The new overtime rule set to go into effect in the US on December 1 will double the threshold at which salaried employees become exempt from overtime pay from $23,660 to $47,476 a year. The new rule puts employers in a bit of a predicament when it comes to deciding what to do with the roughly 4.2 million employees who will no longer be exempt: Require them to reduce their hours, raise their pay above the new cutoff, or get ready to pay them overtime? According to Reuters, Walmart, the country’s largest private employer, has opted to raise salaries for its entry-level managers before the new rule goes into effect:
Wal-Mart raised salaries from $45,000 to $48,500 annually for employees including store management, spokesman Randy Hargrove said on Tuesday.
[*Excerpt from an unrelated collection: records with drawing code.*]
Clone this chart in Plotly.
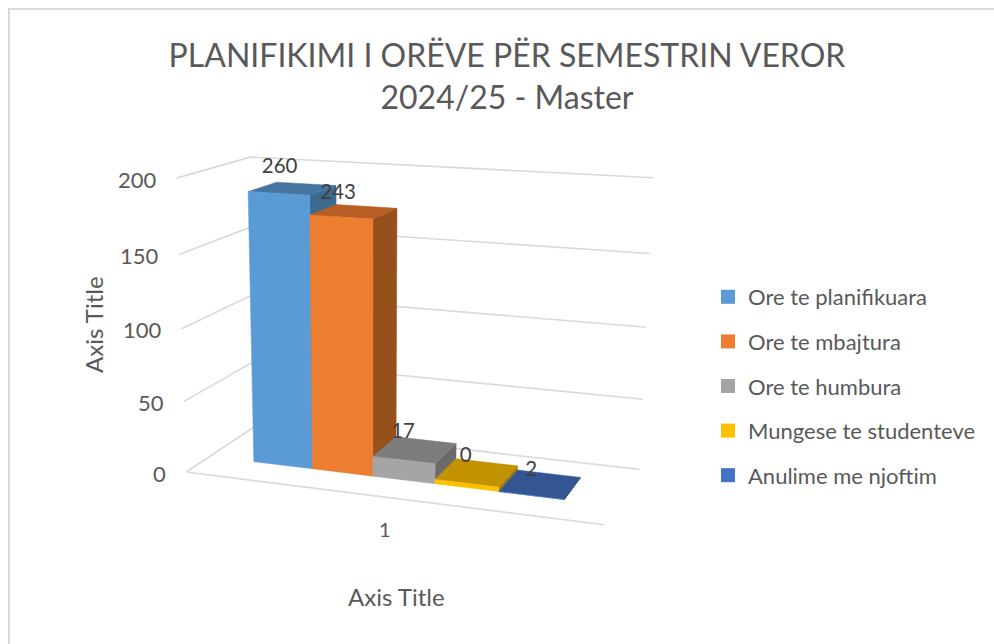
import numpy as np
import plotly.graph_objects as go

# ---- data ----
series_names = ["Ore te planifikuara", "Ore te mbajtura", "Ore te humbura",
                "Mungese te studenteve", "Anulime me njoftim"]
drawn_heights = [188, 175, 14, 3, 0]          # bar heights read against the value axis
value_labels = ["260", "243", "17", "0", "2"]  # data labels printed on the chart
value_ticks = [0, 50, 100, 150, 200]
category_label = "1"
front_colors = ["#5B9BD5", "#ED7D31", "#A5A5A5", "#FFC000", "#4472C4"]
top_colors = ["#44749F", "#B85E25", "#7C7C7C", "#C29200", "#335693"]
side_colors = ["#3D6A91", "#96501C", "#6A6A6A", "#A67C00", "#2B4A80"]

# ---- 3D -> canvas projection, calibrated on the frame of the chart box ----
VMAX = 200.0
frame_world = [(0, 0, 0), (1, 0, 0), (1, 1, 0), (0, 1, 0), (0, 0, 1), (0, 1, 1), (1, 1, 1)]
frame_canvas = [(188, 471), (604, 526), (640, 468), (254, 427), (175, 178), (252, 157), (653, 178)]
A, b = [], []
for (X, D, V), (u, v) in zip(frame_world, frame_canvas):
    A.append([X, D, V, 1, 0, 0, 0, 0, -u * X, -u * D, -u * V]); b.append(u)
    A.append([0, 0, 0, 0, X, D, V, 1, -v * X, -v * D, -v * V]); b.append(v)
h = np.linalg.lstsq(np.array(A, float), np.array(b, float), rcond=None)[0]
P = np.append(h, 1.0).reshape(3, 4)


def proj(x, d, value):
    q = P @ np.array([x, d, value / VMAX, 1.0])
    return q[0] / q[2], q[1] / q[2]


def poly(corners):
    pts = [proj(*c) for c in corners]
    pts.append(pts[0])
    return [p[0] for p in pts], [p[1] for p in pts]


fig = go.Figure()

# ---- gridlines ----
gx, gy = [], []
for t in value_ticks:
    for c in [(0, 0, t), (0, 1, t), (1, 1, t)]:
        x, y = proj(*c)
        gx.append(x); gy.append(y)
    gx.append(None); gy.append(None)
for c in [(0, 0, 0), (1, 0, 0)]:
    x, y = proj(*c)
    gx.append(x); gy.append(y)
fig.add_trace(go.Scatter(x=gx, y=gy, mode="lines", line=dict(color="#D9D9D9", width=1.6),
                         showlegend=False, hoverinfo="skip"))

# ---- bars ----
X0, X1, D0, D1 = 0.117, 0.882, 0.32, 0.73
w = (X1 - X0) / len(drawn_heights)
label_dx = [-13, -16, -12, -11, -9]
label_dy = [-21, -18, -17, -16, -13]
lx, ly = [], []
for i, val in enumerate(drawn_heights):
    a, c = X0 + i * w, X0 + (i + 1) * w
    faces = [
        ([(c, D0, 0), (c, D1, 0), (c, D1, val), (c, D0, val)], side_colors[i]),
        ([(a, D0, val), (c, D0, val), (c, D1, val), (a, D1, val)], top_colors[i]),
        ([(a, D0, 0), (c, D0, 0), (c, D0, val), (a, D0, val)], front_colors[i]),
    ]
    for corners, col in faces:
        px, py = poly(corners)
        fig.add_trace(go.Scatter(x=px, y=py, mode="lines", fill="toself", fillcolor=col,
                                 line=dict(color=col, width=0.5), showlegend=False,
                                 name=series_names[i], hoverinfo="skip"))
    tx, ty = proj((a + c) / 2, (D0 + D1) / 2, val)
    lx.append(tx + label_dx[i]); ly.append(ty + label_dy[i])

# ---- data labels ----
fig.add_trace(go.Scatter(x=lx, y=ly, mode="text", text=value_labels, showlegend=False,
                         textfont=dict(family="Lato", size=20.5, color="#404040"), hoverinfo="skip"))

# ---- legend entries ----
for i, name in enumerate(series_names):
    fig.add_trace(go.Scatter(x=[None], y=[None], mode="markers", name=name, legendgroup=name,
                             marker=dict(symbol="square", size=14, color=front_colors[i])))

# ---- tick / axis texts ----
ann = []
for t in value_ticks:
    x, y = proj(0, 0, t)
    ann.append(dict(x=x - 18, y=y + 1, text=str(t), xanchor="right", yanchor="middle", showarrow=False,
                    font=dict(family="Lato", size=22, color="#595959")))
cx, cy = proj(0.5, 0, 0)
ann.append(dict(x=cx, y=cy + 32, text=category_label, showarrow=False,
                font=dict(family="Lato", size=20, color="#595959")))
ann.append(dict(x=396, y=596, text="Axis Title", showarrow=False,
                font=dict(family="Lato", size=24, color="#595959")))
ann.append(dict(x=93, y=325, text="Axis Title", textangle=-90, showarrow=False,
                font=dict(family="Lato", size=24, color="#595959")))

fig.update_layout(
    width=994, height=644, margin=dict(l=0, r=0, t=0, b=0),
    paper_bgcolor="white", plot_bgcolor="white",
    xaxis=dict(range=[0, 994], visible=False, fixedrange=True),
    yaxis=dict(range=[644, 0], visible=False, fixedrange=True),
    title=dict(text="PLANIFIKIMI I ORËVE PËR SEMESTRIN VEROR<br>2024/25 - Master",
               x=507 / 994, xanchor="center", y=1 - 67 / 644, yanchor="middle",
               font=dict(family="Lato", size=32, color="#595959")),
    legend=dict(x=708 / 994, y=1 - 276 / 644, xanchor="left", yanchor="top",
                font=dict(family="Lato", size=22, color="#595959"),
                tracegroupgap=13, bgcolor="rgba(0,0,0,0)"),
    annotations=ann,
    shapes=[dict(type="rect", xref="x", yref="y", x0=9, y0=9, x1=1010, y1=660,
                 line=dict(color="#D9D9D9", width=2), layer="below")],
)
fig.write_html("out.html", config={"displayModeBar": False},
               post_script="document.body.style.margin='0';")
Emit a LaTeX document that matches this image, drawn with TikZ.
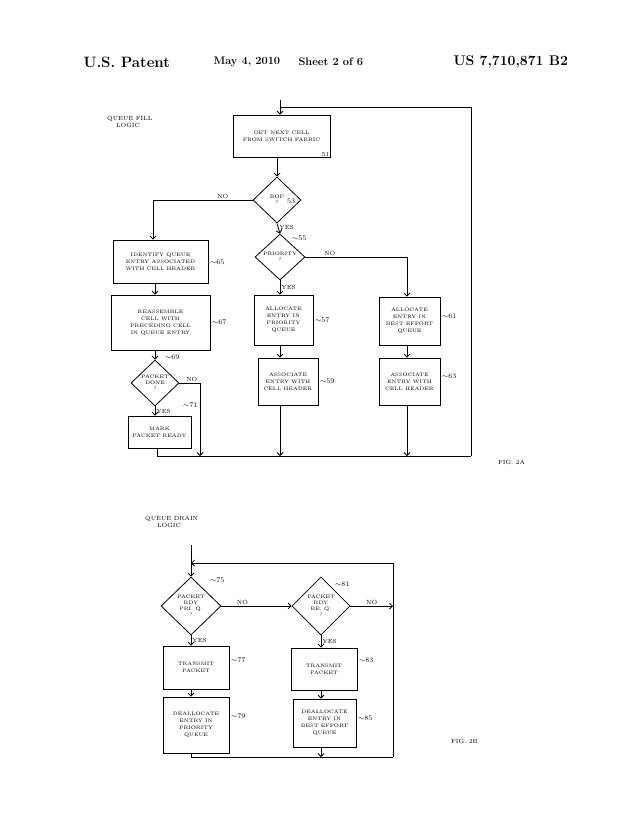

The retailer did not break out the number of employees who received the raise. …
“We think the starting rate of $48,500 a year … would make a lot of business sense for our company,” Hargrove said. … The managerial raises went into effect in September when Wal-Mart paid more than $201 million in second-quarter bonuses to hourly store staff as 99 percent of its stores met targets for cleanliness, faster checkout and better service.
While these raises are assuredly meant to avoid the hassle of restricting hours or calculating overtime for these employees, it’s also in keeping with the big-box chain’s recent commitment to raising compensation: In February, Walmart raised wages for 1.2 million of its hourly employees and adopted a more generous PTO policy. The company has since touted these investments as a reason for its strong performance this year.